Rebuilding Trust After Self-Betrayal
Many of us struggle with consistency because we are carrying a history of self-betrayal—times we ignored our needs, stayed too long, or pushed ourselves past our limits.
Rebuilding self-trust does not require grand gestures. It requires honesty and follow-through.
Start small:
- Keep promises you know you can keep
- Say no when you need to
- Rest when your body asks
- Return when you fall off
Each act of consistency is an act of self-respect.
Progress Is Often Invisible at First
One of the hardest parts of personal growth is that consistency doesn’t always feel rewarding in the moment.

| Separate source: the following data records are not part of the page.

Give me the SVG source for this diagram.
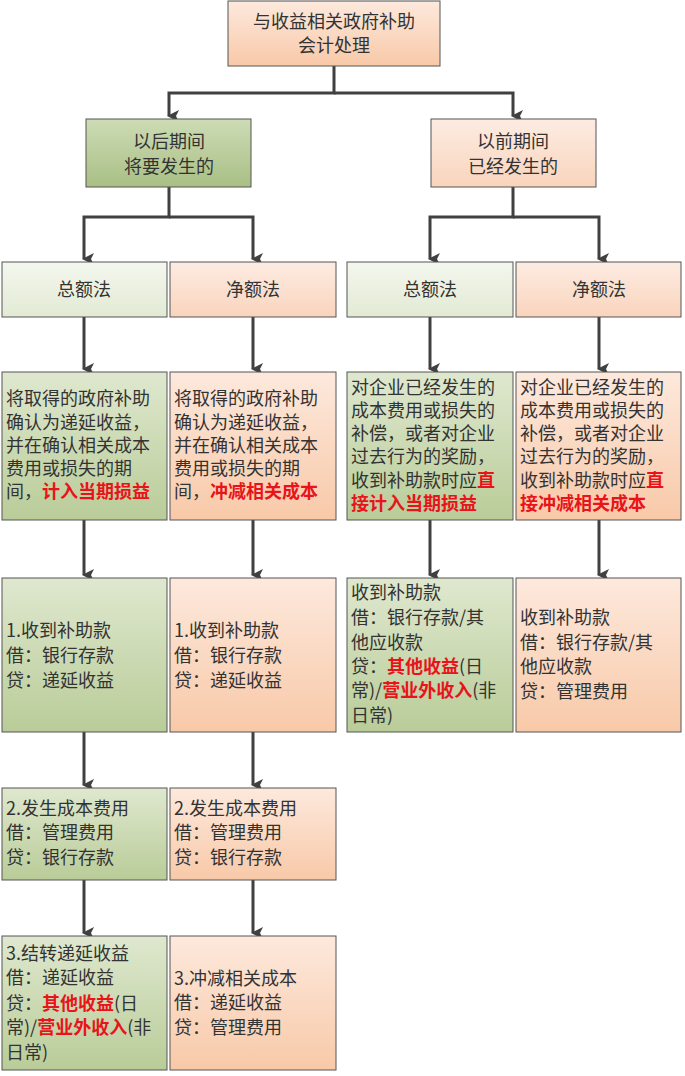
<svg xmlns="http://www.w3.org/2000/svg" width="685" height="1076" viewBox="0 0 685 1076">
<defs>
<linearGradient id="gp" x1="0" y1="0" x2="0" y2="1"><stop offset="0" stop-color="#fde9dd"/><stop offset="1" stop-color="#f8c9a8"/></linearGradient>
<linearGradient id="gpl" x1="0" y1="0" x2="0" y2="1"><stop offset="0" stop-color="#fdece2"/><stop offset="1" stop-color="#f9d4bc"/></linearGradient>
<linearGradient id="gg" x1="0" y1="0" x2="0" y2="1"><stop offset="0" stop-color="#dfe8cf"/><stop offset="1" stop-color="#b9cc98"/></linearGradient>
<linearGradient id="ggd" x1="0" y1="0" x2="0" y2="1"><stop offset="0" stop-color="#cddcb5"/><stop offset="1" stop-color="#a9bf85"/></linearGradient>
<linearGradient id="ggl" x1="0" y1="0" x2="0" y2="1"><stop offset="0" stop-color="#f4f7ee"/><stop offset="1" stop-color="#e2ead4"/></linearGradient>
<marker id="ar" markerWidth="12" markerHeight="12" refX="6" refY="10" orient="auto" markerUnits="userSpaceOnUse" viewBox="0 0 12 12"><path d="M0,0 L6,3 L12,0 L6,12 Z" fill="#404040"/></marker>
</defs>
<style>
rect{stroke:#555;stroke-width:1}
text{font-family:"Noto Sans CJK SC",sans-serif;font-size:18px;fill:#333}
.c{text-anchor:middle}
.r{fill:#e8141a;font-weight:bold}
.ln{fill:none;stroke:#404040;stroke-width:3}
</style>
<g id="connectors">
<path class="ln" d="M334,66 V93 H169 V116" marker-end="url(#ar)"/>
<path class="ln" d="M334,93 H513 V116" marker-end="url(#ar)"/>
<path class="ln" d="M169,187 V217 H84 V259" marker-end="url(#ar)"/>
<path class="ln" d="M169,217 H253 V259" marker-end="url(#ar)"/>
<path class="ln" d="M513,187 V217 H430 V259" marker-end="url(#ar)"/>
<path class="ln" d="M513,217 H599 V259" marker-end="url(#ar)"/>
<path class="ln" d="M84,317 V369" marker-end="url(#ar)"/>
<path class="ln" d="M253,317 V369" marker-end="url(#ar)"/>
<path class="ln" d="M430,317 V369" marker-end="url(#ar)"/>
<path class="ln" d="M599,317 V369" marker-end="url(#ar)"/>
<path class="ln" d="M84,520 V575" marker-end="url(#ar)"/>
<path class="ln" d="M253,520 V575" marker-end="url(#ar)"/>
<path class="ln" d="M430,520 V575" marker-end="url(#ar)"/>
<path class="ln" d="M599,520 V575" marker-end="url(#ar)"/>
<path class="ln" d="M84,732 V785" marker-end="url(#ar)"/>
<path class="ln" d="M253,732 V785" marker-end="url(#ar)"/>
<path class="ln" d="M84,880 V933" marker-end="url(#ar)"/>
<path class="ln" d="M253,880 V933" marker-end="url(#ar)"/>
</g>
<g id="root"><rect x="228" y="1" width="212" height="65" fill="url(#gp)"/><text class="c" x="334" y="28">与收益相关政府补助</text><text class="c" x="334" y="52">会计处理</text></g>
<g id="later"><rect x="86" y="119" width="165" height="68" fill="url(#ggd)"/><text class="c" x="169" y="148">以后期间</text><text class="c" x="169" y="173">将要发生的</text></g>
<g id="earlier"><rect x="431" y="119" width="165" height="68" fill="url(#gpl)"/><text class="c" x="513" y="148">以前期间</text><text class="c" x="513" y="173">已经发生的</text></g>
<g id="g1"><rect x="2" y="262" width="165" height="55" fill="url(#ggl)"/><text class="c" x="84" y="296">总额法</text></g>
<g id="n1"><rect x="170" y="262" width="166" height="55" fill="url(#gpl)"/><text class="c" x="253" y="296">净额法</text></g>
<g id="g2"><rect x="347" y="262" width="166" height="55" fill="url(#ggl)"/><text class="c" x="430" y="296">总额法</text></g>
<g id="n2"><rect x="516" y="262" width="165" height="55" fill="url(#gpl)"/><text class="c" x="599" y="296">净额法</text></g>
<g id="d1"><rect x="2" y="372" width="165" height="148" fill="url(#gg)"/>
<text x="6" y="405">将取得的政府补助</text><text x="6" y="429">确认为递延收益，</text><text x="6" y="452">并在确认相关成本</text><text x="6" y="475">费用或损失的期</text><text x="6" y="498">间，<tspan class="r">计入当期损益</tspan></text></g>
<g id="d2"><rect x="170" y="372" width="166" height="148" fill="url(#gp)"/>
<text x="174" y="405">将取得的政府补助</text><text x="174" y="429">确认为递延收益，</text><text x="174" y="452">并在确认相关成本</text><text x="174" y="475">费用或损失的期</text><text x="174" y="498">间，<tspan class="r">冲减相关成本</tspan></text></g>
<g id="d3"><rect x="347" y="372" width="166" height="148" fill="url(#gg)"/>
<text x="351" y="394">对企业已经发生的</text><text x="351" y="417">成本费用或损失的</text><text x="351" y="440">补偿，或者对企业</text><text x="351" y="463">过去行为的奖励，</text><text x="351" y="487">收到补助款时应<tspan class="r">直</tspan></text><text x="351" y="510" class="r">接计入当期损益</text></g>
<g id="d4"><rect x="516" y="372" width="165" height="148" fill="url(#gp)"/>
<text x="520" y="394">对企业已经发生的</text><text x="520" y="417">成本费用或损失的</text><text x="520" y="440">补偿，或者对企业</text><text x="520" y="463">过去行为的奖励，</text><text x="520" y="487">收到补助款时应<tspan class="r">直</tspan></text><text x="520" y="510" class="r">接冲减相关成本</text></g>
<g id="e1"><rect x="2" y="578" width="165" height="154" fill="url(#gg)"/>
<text x="6" y="637">1.收到补助款</text><text x="6" y="662">借：银行存款</text><text x="6" y="687">贷：递延收益</text></g>
<g id="e2"><rect x="170" y="578" width="166" height="154" fill="url(#gp)"/>
<text x="174" y="637">1.收到补助款</text><text x="174" y="662">借：银行存款</text><text x="174" y="687">贷：递延收益</text></g>
<g id="e3"><rect x="347" y="578" width="166" height="154" fill="url(#gg)"/>
<text x="351" y="599">收到补助款</text><text x="351" y="624">借：银行存款/其</text><text x="351" y="649">他应收款</text><text x="351" y="673">贷：<tspan class="r">其他收益</tspan>(日</text><text x="351" y="697">常)/<tspan class="r">营业外收入</tspan>(非</text><text x="351" y="722">日常)</text></g>
<g id="e4"><rect x="516" y="578" width="165" height="154" fill="url(#gp)"/>
<text x="520" y="624">收到补助款</text><text x="520" y="649">借：银行存款/其</text><text x="520" y="673">他应收款</text><text x="520" y="698">贷：管理费用</text></g>
<g id="f1"><rect x="2" y="788" width="165" height="92" fill="url(#gg)"/>
<text x="6" y="815">2.发生成本费用</text><text x="6" y="839">借：管理费用</text><text x="6" y="864">贷：银行存款</text></g>
<g id="f2"><rect x="170" y="788" width="166" height="92" fill="url(#gp)"/>
<text x="174" y="815">2.发生成本费用</text><text x="174" y="839">借：管理费用</text><text x="174" y="864">贷：银行存款</text></g>
<g id="h1"><rect x="2" y="936" width="165" height="134" fill="url(#gg)"/>
<text x="6" y="960">3.结转递延收益</text><text x="6" y="984">借：递延收益</text><text x="6" y="1010">贷：<tspan class="r">其他收益</tspan>(日</text><text x="6" y="1034">常)/<tspan class="r">营业外收入</tspan>(非</text><text x="6" y="1059">日常)</text></g>
<g id="h2"><rect x="170" y="936" width="166" height="134" fill="url(#gp)"/>
<text x="174" y="985">3.冲减相关成本</text><text x="174" y="1009">借：递延收益</text><text x="174" y="1034">贷：管理费用</text></g>
</svg>
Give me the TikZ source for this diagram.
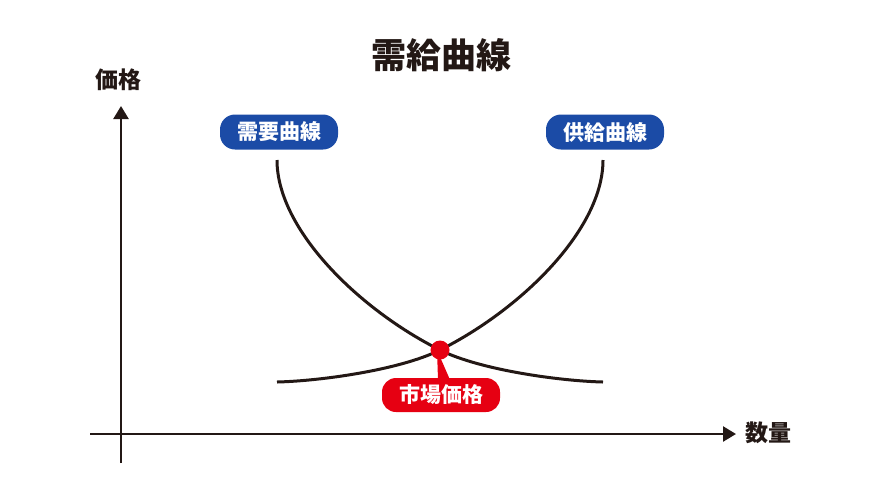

There is no immediate applause for showing up quietly for yourself.
But consistency compounds.
One day, you notice:
- You hesitate less
- You trust your decisions more
- You recover faster from setbacks
- You feel safer within yourself
That is growth. And it came from showing up when no one was watching.
Becoming Someone You Trust
Personal growth is not about becoming someone else. It is about becoming someone you trust.
Consistency makes that possible. It teaches you that you will return to yourself. That you won’t abandon your needs. That you can be counted on—not perfectly, but honestly.
And in that reliability, confidence grows.
Closing Reflection
Consistency is not loud or glamorous. It does not promise quick transformation. But it offers something far more meaningful: trust. Trust in your process. Trust in your resilience. Trust in who you are becoming through steady, repeated care.
Personal growth is built there—in, the quiet commitment to keep showing up for yourself.